Á la fois fragile et massive, l’installation de Jérémy Chevalier rejoue les formats de l’affichage de rue. Sur les panneaux de béton brut, nulle information ne transparaît pourtant, ou plutôt seules des informations indicielles subsistent : les affiches superposées, les coins repliés, les déchirures – de légers reliefs parfois à peine perceptibles rendent compte des strates du papier.
Moulées avec du silicone sur des panneaux existants, ces œuvres évoquent la notion d’événement ; presque abstraites, elles bruissent néanmoins de toutes parts, aussi bien empreinte du paysage urbain, enregistrement d’un temps évanescent et signal vers les codes de communication de la vie culturelle, plus précisément de la culture musicale.

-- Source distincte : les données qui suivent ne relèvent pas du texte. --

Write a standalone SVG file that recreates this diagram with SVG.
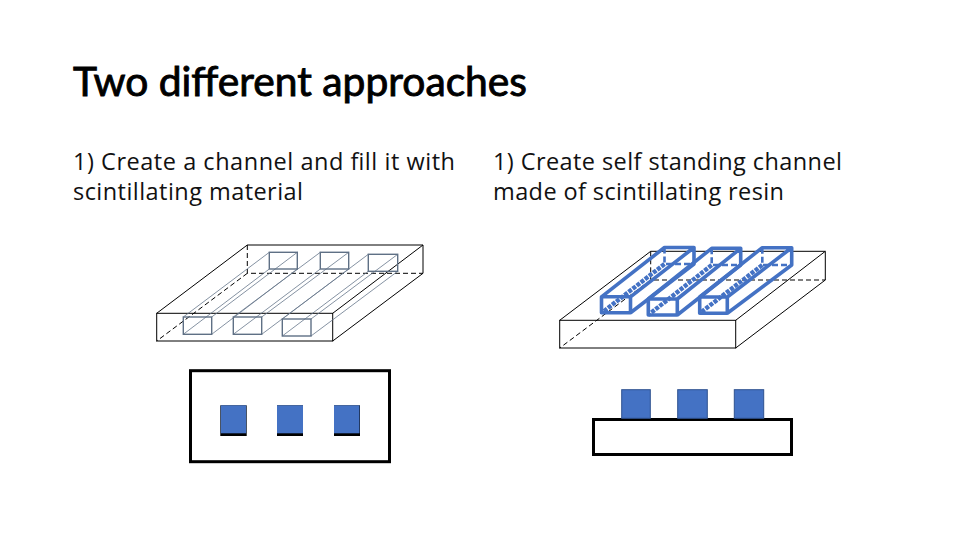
<svg xmlns="http://www.w3.org/2000/svg" width="960" height="540" viewBox="0 0 960 540">
<style>
.title{font-family:Lato,"Liberation Sans",sans-serif;font-size:40px;fill:#000;stroke:#000;stroke-width:.9}
.body{font-family:"Open Sans","Noto Sans",sans-serif;font-size:23.5px;fill:#111}
.k{fill:none;stroke:#000;stroke-width:1}
.d{fill:none;stroke:#000;stroke-width:1;stroke-dasharray:5 3}
.g{fill:none;stroke:#5f7085;stroke-width:1.4}
.gl{fill:none;stroke:#66768a;stroke-width:.8}
.b{fill:none;stroke:#4472c4;stroke-width:3.6;stroke-linejoin:round}
.bd{fill:none;stroke:#4472c4;stroke-width:4.4;stroke-dasharray:4 1.2}
.bf{fill:none;stroke:#4472c4;stroke-width:2.6;stroke-dasharray:6 3}
.sq{fill:#4472c4}
.thick{fill:#fff;stroke:#000;stroke-width:3}
</style>
<rect width="960" height="540" fill="#fff"/>
<g id="title"><text class="title" x="73" y="96" textLength="454" lengthAdjust="spacingAndGlyphs">Two different approaches</text></g>
<g id="text-left"><text class="body" x="73" y="170" textLength="382" lengthAdjust="spacing">1) Create a channel and fill it with</text><text class="body" x="73" y="200" textLength="230" lengthAdjust="spacing">scintillating material</text></g>
<g id="text-right"><text class="body" x="493" y="170" textLength="349" lengthAdjust="spacing">1) Create self standing channel</text><text class="body" x="493" y="200" textLength="291" lengthAdjust="spacing">made of scintillating resin</text></g>
<g id="block-left">
<path class="d" d="M247.3 245V273.3H423M247.3 273.3L156.7 341"/>
<path class="k" d="M247.3 245H423V273.3L332.7 341M423 245L332.7 313.3M247.3 245L156.7 313.3"/>
<rect class="k" x="156.7" y="313.3" width="176" height="27.7"/>
</g>
<g id="channels-left">
<path class="gl" d="M269.3 252.3L183.3 317M297.3 252.3L211.7 317M269.3 269L183.3 334.3M297.3 269L211.7 334.3M320.3 252.3L233.3 317M348.7 252.3L261.7 317M320.3 269L233.3 334.3M348.7 269L261.7 334.3M368.3 254.3L282.3 319M397.7 254.3L311 319M368.3 271.3L282.3 336M397.7 271.3L311 336"/>
<rect class="g" x="269.3" y="252.3" width="28" height="16.7"/><rect class="g" x="320.3" y="252.3" width="28.4" height="16.7"/><rect class="g" x="368.3" y="254.3" width="29.4" height="17"/>
<rect class="g" x="183.3" y="317" width="28.4" height="17.3"/><rect class="g" x="233.3" y="317" width="28.4" height="17.3"/><rect class="g" x="282.3" y="319" width="28.7" height="17"/>
</g>
<g id="section-left">
<rect class="thick" x="190.5" y="370.7" width="199" height="91"/>
<rect x="220.3" y="405.3" width="26.4" height="30.7" fill="#000"/><rect class="sq" x="220.8" y="405.3" width="25.4" height="28"/>
<rect x="277" y="405.3" width="26" height="30.7" fill="#000"/><rect class="sq" x="277" y="405.3" width="26" height="28"/>
<rect x="334" y="405.3" width="26" height="30.7" fill="#000"/><rect class="sq" x="334" y="405.3" width="25.5" height="28"/>
</g>
<g id="block-right">
<path class="d" d="M650.7 251.3V280H825.3M650.7 280L559.7 348"/>
<path class="k" d="M650.7 251.3H825.3V280L735.7 348M825.3 251.3L735.7 320.3M650.7 251.3L559.7 320.3"/>
<rect class="k" x="559.7" y="320.3" width="176" height="27.7"/>
</g>
<g id="channels-right">
<path class="bd" d="M664.5 264L602 312.7M711.7 265L648.3 315M762.3 265L699.7 313.3"/>
<path class="bf" d="M664.5 247.5V264H694M711.7 248.3V265H740.7M762.3 247.7V265H791.7"/>
<path class="b" d="M601.5 296.8H630.5V312.8H601.5ZM601.5 296.8L664.5 247.5H694V264L630.5 312.8M630.5 296.8L694 247.5"/>
<path class="b" d="M648.3 299H677.3V315H648.3ZM648.3 299L711.7 248.3H740.7V265L677.3 315M677.3 299L740.7 248.3"/>
<path class="b" d="M699.7 297H727.3V313.3H699.7ZM699.7 297L762.3 247.7H791.7V265L727.3 313.3M727.3 297L791.7 247.7"/>
</g>
<g id="section-right">
<rect class="thick" x="593.5" y="419.5" width="198" height="35"/>
<rect class="sq" x="621.7" y="389.7" width="28.6" height="28.6" stroke="#2f528f"/>
<rect class="sq" x="677.7" y="389.7" width="29.6" height="28.6" stroke="#2f528f"/>
<rect class="sq" x="734.3" y="389.7" width="29.4" height="28.6" stroke="#2f528f"/>
</g>
</svg>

De temps à autre, l’encre des affiches en surimpression est captée par le silicone et des formes apparaissent de manière fantomatique sur la surface de béton.
Si la pratique de l’artiste se partage entre les arts plastiques, la performance et la musique, il travaille principalement les questions d’archive, de mémoire, s’interrogeant sur la manière dont quelque chose de fugitif peut être figé, enregistré, transmis. Plusieurs pièces réalisées depuis 2011 utilisent le béton, matériau industriel massif et cassant, précis mais avec son comportement propre. Ce sont souvent des relevés d’inscriptions qui restent partiellement lisibles, comme les moulages de 33 tours que l’on peut écouter sur un tourne-disque malgré leur épaisseur, ou les carnets de notes dont on déchiffre les lettres avec difficulté.
On se sent parfois comme des archéologues devant les œuvres de Jérémy Chevalier, comme si les objets que l’on avait devant les yeux étaient les traces d’un temps révolu – impression sans doute accentuée ici par l’usage du béton, qui fige comme la pierre. Intéressé par la manière dont une idée devient concrète, trouve sa forme, attentif au processus et à l’expérience, l’artiste réalise des pièces suggestives et alertes, pleinement inscrites dans le présent.